Denne afhandling undersøger kryptovalutaers rolle som diversifikationsinstrumenter i traditionelle aktieporteføljer bestående af danske og amerikanske aktier. Ved brug af et omfattende datasæt, der dækker perioden fra februar 2019 til januar 2025, anvender studiet mean-variance optimering, risikojusterede præstationsmål (Sharpe-, Sortino- og Calmar-ratioer), nedadgående risikomål (VaR, CVaR og maksimalt drawdown), faktormodeller (Fama-French 3- og 5-faktor modeller) samt en bred vifte af statistiske tests, herunder Wilcoxon Signed-Rank, ikke-parametriske benchmark tests, bootstrap-metoder og regimespecifik bootstrapping. Resultaterne viser, at inkludering af kryptovalutaer generelt øger porteføljeeffektiviteten ved at forbedre de risikojusterede afkast på tværs af flere porteføljekonstruktioner, både in-sample og out-of-sample. Porteføljer med kryptovaluta udviser konsekvent højere Sharpe- og Sortino-ratioer sammenlignet med traditionelle porteføljer, selvom ikke alle forbedringer når formel statistisk signifikans ved bootstrap-testning. Faktormodel-analyser viser signifikante positive alpha-værdier for porteføljer med kryptovalutaeksponering, hvilket indikerer, at afkastet ikke udelukkende kan forklares af konventionelle systematiske risikofaktorer. Diversifikationsfordelen ved kryptovalutaer er dog regimesensitiv. Mens korrelationerne med aktier forbliver lave i stabile perioder, stiger de under markedsuro, hvilket reducerer deres beskyttende effekt under finansiel stress. Porteføljer med kryptovaluta udviser desuden øget nedadgående risiko, især i ubegrænsede og gearede strategier, hvilket understreger vigtigheden af at anvende realistiske porteføljebegrænsninger. Samlet konkluderer studiet, at kryptovalutaer kan fungere som effektive diversifikationsværktøjer, der kan forbedre porteføljeeffektiviteten, når de integreres i velkonstruerede porteføljer med passende risikostyring, samtidig med at deres regimespecifikke karakteristika kræver forsigtighed under markedsuro.
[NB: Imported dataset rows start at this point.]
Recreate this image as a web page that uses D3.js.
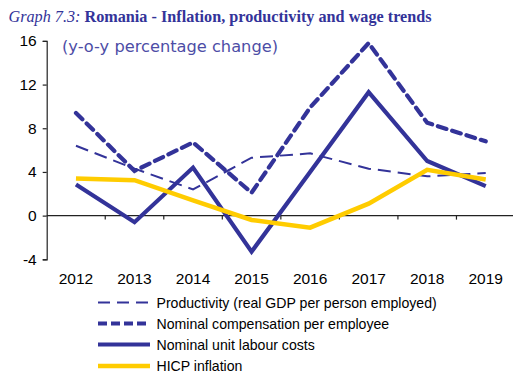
<!DOCTYPE html>
<html>
<head>
<meta charset="utf-8">
<script src="https://cdn.jsdelivr.net/npm/d3@7/dist/d3.min.js"></script>
<style>
  html, body { margin: 0; padding: 0; background: #fff; }
  svg { display: block; }
</style>
</head>
<body>
<script>
// Romania: inflation, productivity and wage trends (y-o-y % change)
const years = ["2012", "2013", "2014", "2015", "2016", "2017", "2018", "2019"];
const productivity = [6.4, 4.3, 2.4, 5.3, 5.7, 4.3, 3.6, 3.9];
const compensation = [9.4, 4.1, 6.7, 2.1, 9.9, 15.8, 8.5, 6.8];
const unitLabourCosts = [2.85, -0.6, 4.4, -3.3, 4.0, 11.3, 5.0, 2.7];
const hicp = [3.4, 3.25, 1.4, -0.4, -1.1, 1.1, 4.2, 3.3];
const yTicks = [-4, 0, 4, 8, 12, 16];
const seriesNames = [
  "Productivity (real GDP per person employed)",
  "Nominal compensation per employee",
  "Nominal unit labour costs",
  "HICP inflation"
];

const W = 514, H = 374;
const navy = "#333399";
const gold = "#FFCC00";

const svg = d3.select("body").append("svg").attr("width", W).attr("height", H);

// Title
const title = svg.append("text")
  .attr("x", 8.5).attr("y", 22)
  .attr("font-family", "'Liberation Serif', 'Times New Roman', serif")
  .attr("font-size", 16.2)
  .attr("fill", navy);
title.append("tspan").attr("font-style", "italic").text("Graph 7.3: ");
title.append("tspan").attr("font-weight", "bold").text("Romania - Inflation, productivity and wage trends");

// Scales
const x = d3.scaleBand().domain(years).range([46.7, 515]);
const y = d3.scaleLinear().domain([-4, 16]).range([259.3, 40.9]);
const cx = d => x(d) + x.bandwidth() / 2;

// Y axis
const yAxis = svg.append("g")
  .attr("transform", "translate(46.7,0)")
  .call(d3.axisLeft(y).tickValues(yTicks).tickSize(4).tickPadding(6).tickFormat(d => String(d)));
yAxis.select(".domain").attr("stroke", "#222").attr("stroke-width", 1.2);
yAxis.selectAll(".tick line").attr("stroke", "#222").attr("stroke-width", 1.2);
yAxis.selectAll(".tick text")
  .attr("font-family", "'Liberation Sans', Arial, sans-serif")
  .attr("font-size", 15.5).attr("fill", "#000");

// X axis along zero, ticks at category boundaries
const xAxisG = svg.append("g").attr("transform", `translate(0,${y(0)})`);
xAxisG.append("line")
  .attr("x1", 46.7).attr("x2", 513).attr("y1", 0).attr("y2", 0)
  .attr("stroke", "#222").attr("stroke-width", 1.2);
xAxisG.selectAll("line.tk").data(years.slice(1)).join("line")
  .attr("class", "tk")
  .attr("x1", d => x(d)).attr("x2", d => x(d))
  .attr("y1", 0).attr("y2", 4)
  .attr("stroke", "#222").attr("stroke-width", 1.2);

// Year labels below the plot
svg.append("g").selectAll("text").data(years).join("text")
  .attr("x", d => cx(d)).attr("y", 284)
  .attr("text-anchor", "middle")
  .attr("font-family", "'Liberation Sans', Arial, sans-serif")
  .attr("font-size", 15.5).attr("fill", "#000")
  .text(d => d);

// Subtitle
svg.append("text")
  .attr("x", 62).attr("y", 52)
  .attr("font-family", "'DejaVu Sans', sans-serif")
  .attr("font-size", 15).attr("fill", "#4d4da6")
  .attr("textLength", 216).attr("lengthAdjust", "spacingAndGlyphs")
  .text("(y-o-y percentage change)");

// Series
const styles = [
  { data: productivity, color: navy, width: 2, dash: "13,7", cap: "butt" },
  { data: compensation, color: navy, width: 4.2, dash: "9,6", cap: "round" },
  { data: unitLabourCosts, color: navy, width: 4.2, dash: null, cap: "butt" },
  { data: hicp, color: gold, width: 4.5, dash: null, cap: "butt" }
];

const line = d3.line().x((d, i) => cx(years[i])).y(d => y(d));

svg.append("g").selectAll("path").data(styles).join("path")
  .attr("d", s => line(s.data))
  .attr("fill", "none")
  .attr("stroke", s => s.color)
  .attr("stroke-width", s => s.width)
  .attr("stroke-dasharray", s => s.dash)
  .attr("stroke-linecap", s => s.cap)
  .attr("stroke-linejoin", "miter");

// Legend
const legendY = [302.5, 323.5, 344.5, 366];
const legendDash = ["12,7", "9,4", null, null];
const lg = svg.append("g").selectAll("g").data(styles).join("g")
  .attr("transform", (s, i) => `translate(0,${legendY[i]})`);
lg.append("line")
  .attr("x1", 98).attr("x2", 150).attr("y1", 0).attr("y2", 0)
  .attr("stroke", s => s.color)
  .attr("stroke-width", s => s.width)
  .attr("stroke-dasharray", (s, i) => legendDash[i]);
lg.append("text")
  .attr("x", 156.5).attr("y", 5)
  .attr("font-family", "'Liberation Sans', Arial, sans-serif")
  .attr("font-size", 14.1).attr("fill", "#000")
  .text((s, i) => seriesNames[i]);
</script>
</body>
</html>
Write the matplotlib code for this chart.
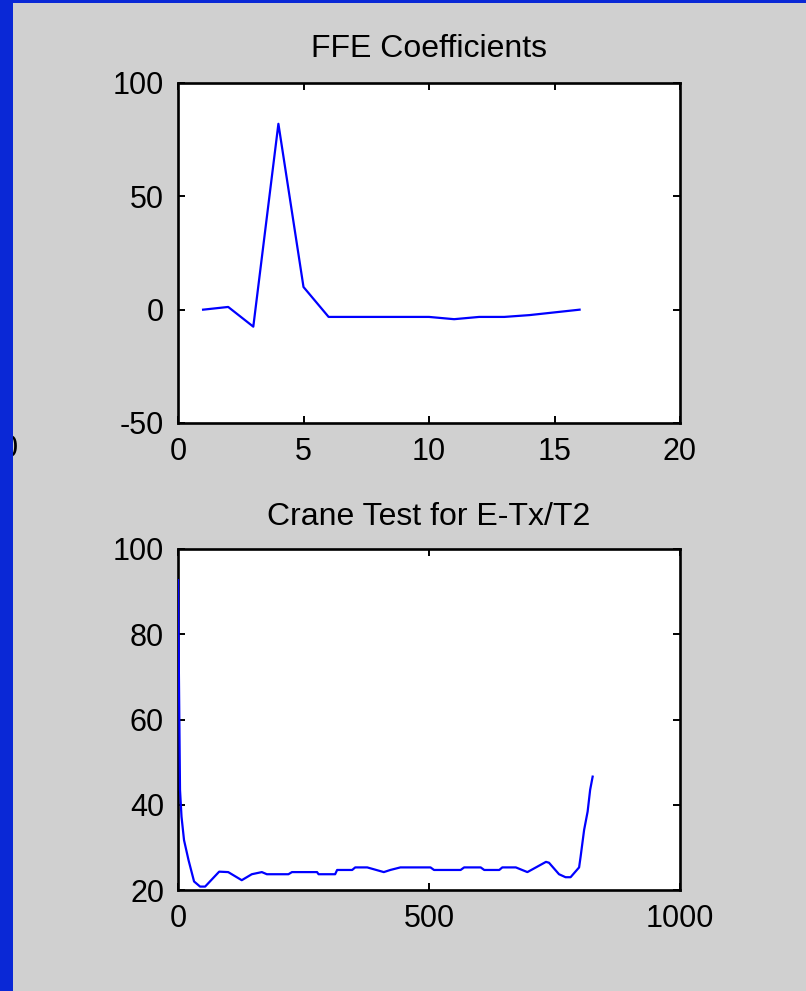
import numpy as np
import matplotlib
matplotlib.use("Agg")
import matplotlib.pyplot as plt
from matplotlib.patches import Rectangle

# FFE coefficients (tap index 1..16)
ffe_taps = [1, 2, 3, 4, 5, 6, 7, 8, 9, 10, 11, 12, 13, 14, 15, 16]
ffe_vals = [0, 1.2, -7.5, 82, 10, -3.2, -3.2, -3.2, -3.2, -3.2, -4.2, -3.2, -3.2, -2.4, -1.2, 0]

# Crane test curve
crane_x = [0, 4, 7, 12, 21, 32, 44, 54, 82, 100, 127, 147, 167, 177, 220, 227, 277, 280,
           313, 317, 347, 353, 377, 410, 423, 443, 503, 510, 563, 570, 603, 610, 640, 646,
           673, 696, 713, 733, 739, 759, 772, 782, 799, 802, 809, 816, 821, 826]
crane_y = [92.7, 43.5, 37.2, 31.7, 27, 22, 20.8, 20.8, 24.3, 24.2, 22.3, 23.7, 24.2, 23.7,
           23.7, 24.2, 24.2, 23.7, 23.7, 24.7, 24.7, 25.3, 25.3, 24.2, 24.7, 25.3, 25.3, 24.7,
           24.7, 25.3, 25.3, 24.7, 24.7, 25.3, 25.3, 24.2, 25.3, 26.6, 26.4, 23.7, 23.0, 23.0,
           25.3, 27.8, 34.1, 38.4, 43.5, 46.6]

plt.rcParams['font.family'] = ['Liberation Sans', 'DejaVu Sans']
plt.rcParams['axes.unicode_minus'] = False

W, H = 806, 991
fig = plt.figure(figsize=(W / 100, H / 100), dpi=100)
fig.patch.set_facecolor('#d0d0d0')

def box(l, t, r, b):
    return [l / W, 1 - b / H, (r - l) / W, (b - t) / H]

def style(ax):
    ax.set_facecolor('white')
    for s in ax.spines.values():
        s.set_linewidth(1.9)
        s.set_color('black')
    ax.tick_params(direction='in', length=5, width=1.4, top=True, right=True,
                   labelsize=22, pad=10, colors='black')

ax1 = fig.add_axes(box(178, 83, 680, 423))
ax1.plot(ffe_taps, ffe_vals, color='#0000ff', lw=1.6)
ax1.set_xlim(0, 20)
ax1.set_ylim(-50, 100)
ax1.set_xticks([0, 5, 10, 15, 20])
ax1.set_yticks([-50, 0, 50, 100])
ax1.set_title('FFE Coefficients', fontsize=23, pad=19)
style(ax1)

ax2 = fig.add_axes(box(178, 549, 680, 890))
ax2.plot(crane_x, crane_y, color='#0000ff', lw=1.6, zorder=3)
ax2.set_xlim(0, 1000)
ax2.set_ylim(20, 100)
ax2.set_xticks([0, 500, 1000])
ax2.set_yticks([20, 40, 60, 80, 100])
ax2.set_title('Crane Test for E-Tx/T2', fontsize=23, pad=17)
style(ax2)

# clipped label peeking out from behind the slide border
fig.text(9 / W, 1 - 449 / H, '0', fontsize=22, ha='center', va='center', zorder=5)

# blue slide border
fig.patches.append(Rectangle((0, 0), 13 / W, 1, transform=fig.transFigure,
                             facecolor='#0a28d6', edgecolor='none', zorder=10))
fig.patches.append(Rectangle((0, 1 - 3 / H), 1, 3 / H, transform=fig.transFigure,
                             facecolor='#0a28d6', edgecolor='none', zorder=10))

fig.savefig('out.png', dpi=100, facecolor=fig.get_facecolor())
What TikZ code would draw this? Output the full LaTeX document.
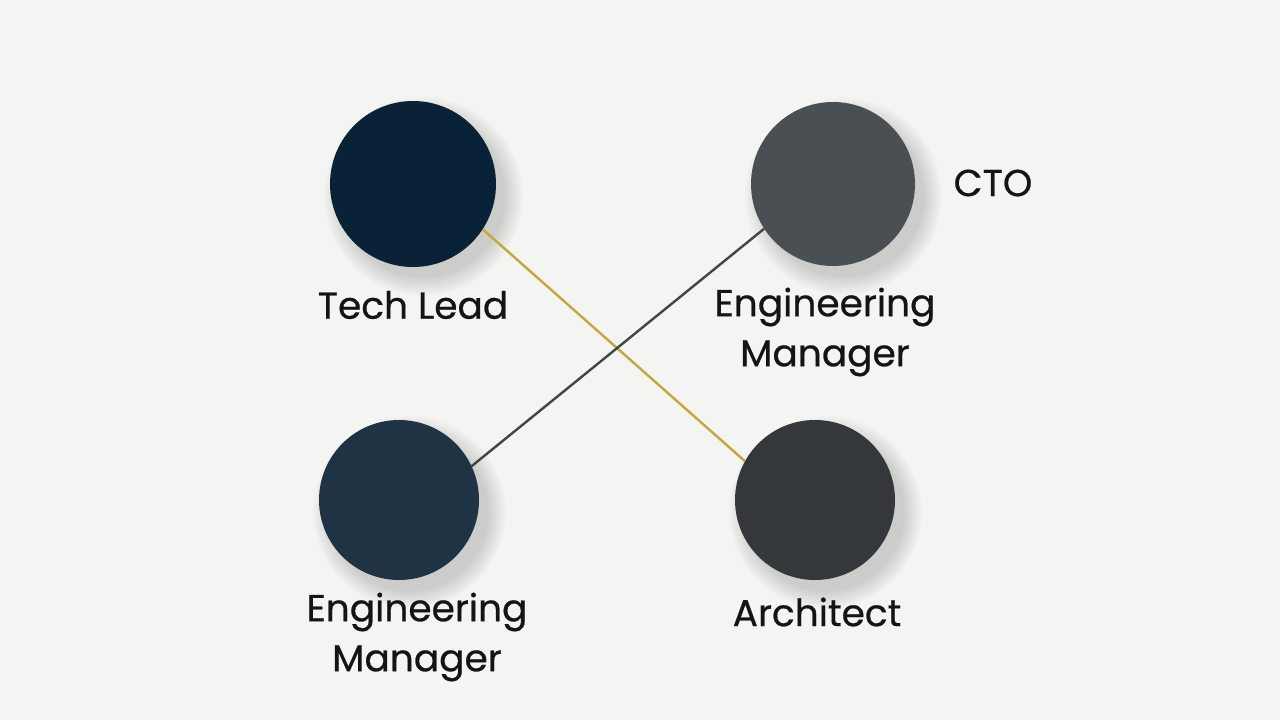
\documentclass[tikz,border=0pt]{standalone}
\usepackage{fontspec}
\setmainfont{Poppins}[FakeBold=0.6]
\usetikzlibrary{fadings}
\definecolor{bg}{HTML}{F4F4F2}
\definecolor{cA}{HTML}{0A2238}
\definecolor{cB}{HTML}{4A4F54}
\definecolor{cC}{HTML}{1F3344}
\definecolor{cD}{HTML}{35383B}
\definecolor{gold}{HTML}{C4A83A}
\definecolor{darkline}{HTML}{3F4644}
\definecolor{txt}{HTML}{141414}
\tikzset{
  circ/.style={circle, inner sep=0pt, draw=none},
  shad/.style={fill=black, opacity=0.16, path fading=circle with fuzzy edge 20 percent},
  lbl/.style={text=txt, font=\fontsize{37.5}{50}\selectfont, align=center, inner sep=0pt},
  conn/.style={line width=2.4pt}
}
\begin{document}
\begin{tikzpicture}[x=1pt,y=-1pt]
\fill[bg] (0,0) rectangle (1280,720);
\useasboundingbox (0,0) rectangle (1280,720);
\coordinate (ptl) at (413,184);
\coordinate (pcto) at (833,184);
\coordinate (pem) at (399,500);
\coordinate (par) at (815,500);
\fill[shad] ([shift={(10,12)}]ptl) circle (100);
\fill[shad] ([shift={(10,12)}]pcto) circle (99);
\fill[shad] ([shift={(10,12)}]pem) circle (97);
\fill[shad] ([shift={(10,12)}]par) circle (97);
\node[circ, fill=cA, minimum size=166pt] (tl) at (ptl) {};
\node[circ, fill=cB, minimum size=164pt] (cto) at (pcto) {};
\node[circ, fill=cC, minimum size=160pt] (em) at (pem) {};
\node[circ, fill=cD, minimum size=160pt] (ar) at (par) {};
\draw[conn, gold] (tl.-33) -- (ar.151);
\draw[conn, darkline] (em.25) -- (cto.-147);
\node[lbl] (ltl) at (413,305) {Tech Lead};
\node[lbl] (lcto) at (993,183) {CTO};
\node[lbl] (lem1) at (825,332) {Engineering\\Manager};
\node[lbl] (lem2) at (417,637) {Engineering\\Manager};
\node[lbl] (lar) at (817,612) {Architect};
\end{tikzpicture}
\end{document}
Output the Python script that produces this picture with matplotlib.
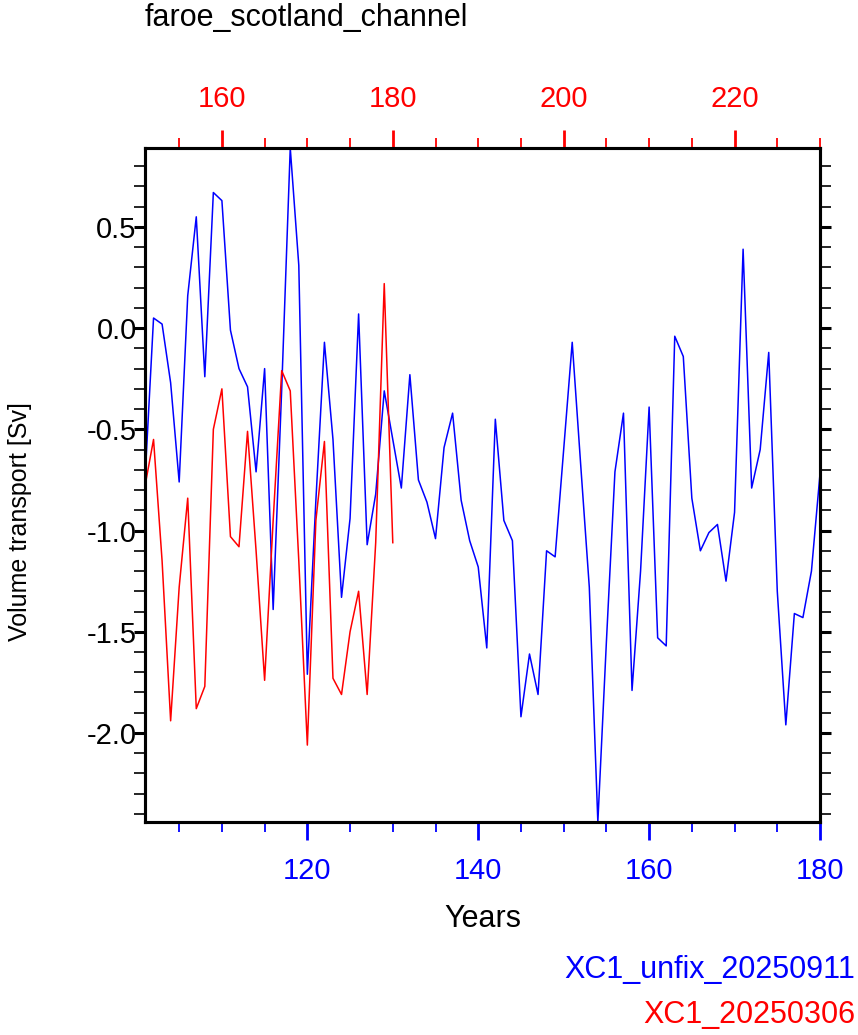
import numpy as np
import matplotlib
matplotlib.use("Agg")
import matplotlib.pyplot as plt
from matplotlib.ticker import MultipleLocator

plt.rcParams['font.family'] = ['Liberation Sans', 'DejaVu Sans']
plt.rcParams['axes.unicode_minus'] = False

# =========================== DATA =========================================
# blue run: model years 101..180 (bottom axis)
years_unfix = np.arange(101, 181)
vt_unfix = [
    -0.75, 0.05, 0.02, -0.27, -0.76, 0.16, 0.55, -0.24, 0.67, 0.63,
    -0.01, -0.20, -0.29, -0.71, -0.20, -1.39, -0.30, 0.89, 0.31, -1.71,
    -0.85, -0.07, -0.55, -1.33, -0.94, 0.07, -1.07, -0.82, -0.31, -0.55,
    -0.79, -0.23, -0.75, -0.86, -1.04, -0.59, -0.42, -0.85, -1.05, -1.18,
    -1.58, -0.45, -0.95, -1.05, -1.92, -1.61, -1.81, -1.10, -1.13, -0.60,
    -0.07, -0.68, -1.28, -2.44, -1.55, -0.71, -0.42, -1.79, -1.20, -0.39,
    -1.53, -1.57, -0.04, -0.14, -0.84, -1.10, -1.01, -0.97, -1.25, -0.91,
    0.39, -0.79, -0.60, -0.12, -1.30, -1.96, -1.41, -1.43, -1.20, -0.72,
]

# red run: model years 151..180 (top axis)
years_fix = np.arange(151, 181)
vt_fix = [
    -0.78, -0.55, -1.15, -1.94, -1.28, -0.84, -1.88, -1.77, -0.50, -0.30,
    -1.03, -1.08, -0.51, -1.10, -1.74, -0.95, -0.21, -0.31, -1.15, -2.06,
    -0.95, -0.56, -1.73, -1.81, -1.50, -1.30, -1.81, -1.06, 0.22, -1.06,
]

label_unfix = 'XC1_unfix_20250911'
label_fix = 'XC1_20250306'
title = 'faroe_scotland_channel'

# =========================== PLOT =========================================
W, H = 858, 1035
fig = plt.figure(figsize=(W / 100, H / 100), dpi=100)
ax = fig.add_axes([145 / W, 1 - 822 / H, 675 / W, 674 / H])

ax.plot(years_unfix, vt_unfix, color='blue', lw=1.1)
ax.set_xlim(years_unfix[0], years_unfix[-1])
allv = np.concatenate([vt_unfix, vt_fix])
ax.set_ylim(allv.min(), allv.max())

ax2 = ax.twiny()
ax2.plot(years_fix, vt_fix, color='red', lw=1.1)
ax2.set_xlim(years_unfix[0] + 50, years_unfix[-1] + 50)

for a in (ax, ax2):
    for s in a.spines.values():
        s.set_linewidth(2.2)

# bottom axis (blue)
ax.xaxis.set_major_locator(MultipleLocator(20))
ax.xaxis.set_minor_locator(MultipleLocator(5))
ax.tick_params(axis='x', which='both', direction='out', colors='blue',
               labelsize=21, pad=12)
ax.tick_params(axis='x', which='major', length=13, width=2)
ax.tick_params(axis='x', which='minor', length=7, width=1.3)

# y axis
ax.yaxis.set_major_locator(MultipleLocator(0.5))
ax.yaxis.set_minor_locator(MultipleLocator(0.1))
ax.yaxis.set_major_formatter(matplotlib.ticker.FormatStrFormatter('%.1f'))
ax.tick_params(axis='y', which='both', direction='out', right=True,
               labelsize=21, pad=-2)
ax.tick_params(axis='y', which='major', length=8, width=2.2)
ax.tick_params(axis='y', which='minor', length=8, width=1.2)

# top axis (red)
ax2.xaxis.set_major_locator(MultipleLocator(20))
ax2.xaxis.set_minor_locator(MultipleLocator(5))
ax2.tick_params(axis='x', which='both', direction='out', colors='red',
                labelsize=21, pad=12)
ax2.tick_params(axis='x', which='major', length=13, width=2)
ax2.tick_params(axis='x', which='minor', length=7, width=1.3)

ax.set_xlabel('Years', fontsize=22, labelpad=14)
fig.text(20 / W, 1 - 522 / H, 'Volume transport [Sv]', rotation=90,
         fontsize=18, ha='center', va='center')
fig.text(145 / W, 1 - 18 / H, title, fontsize=22, ha='left', va='center')

fig.text(855 / W, 1 - 970 / H, label_unfix, color='blue', fontsize=22,
         ha='right', va='center')
fig.text(855 / W, 1 - 1015 / H, label_fix, color='red', fontsize=22,
         ha='right', va='center')

fig.savefig('out.png', dpi=100)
This thesis investigates the role of cryptocurrencies as diversification instruments within traditional equity portfolios consisting of Danish and U.S. stocks. Using a comprehensive dataset spanning February 2019 to January 2025, the study applies mean-variance optimization, risk-adjusted performance metrics (Sharpe, Sortino, and Calmar ratios), downside risk measures (VaR, CVaR, and maximum drawdown), factor models (Fama-French 3- and 5-factor models), and a robust battery of statistical tests, including Wilcoxon Signed-Rank, non-parametric benchmark, bootstrap procedures, and regime-dependent bootstrapping. The findings demonstrate that including cryptocurrencies generally enhances portfolio efficiency by increasing risk-adjusted returns across multiple portfolio constructions, both in-sample and out-of-sample. Crypto-inclusive portfolios consistently show superior Sharpe and Sortino ratios relative to traditional portfolios, although not all improvements reach formal statistical significance under bootstrap testing. Factor model analyses reveal significant positive alphas for portfolios with cryptocurrency exposure, suggesting that their returns are not fully attributable to conventional systematic risk factors. However, the diversification benefit of cryptocurrencies exhibits regime dependency. While they maintain low correlations with equities during stable periods, these correlations rise during market crises, reducing their protective function during financial stress. Crypto-inclusive portfolios also exhibit heightened downside risk, particularly in unconstrained and leveraged strategies, emphasizing the importance of applying realistic portfolio constraints. Overall, the study concludes that cryptocurrencies can serve as effective diversification tools that improve portfolio efficiency when integrated into thoughtfully constructed portfolios with appropriate risk management, while their regime-dependent characteristics necessitate caution during periods of market turmoil.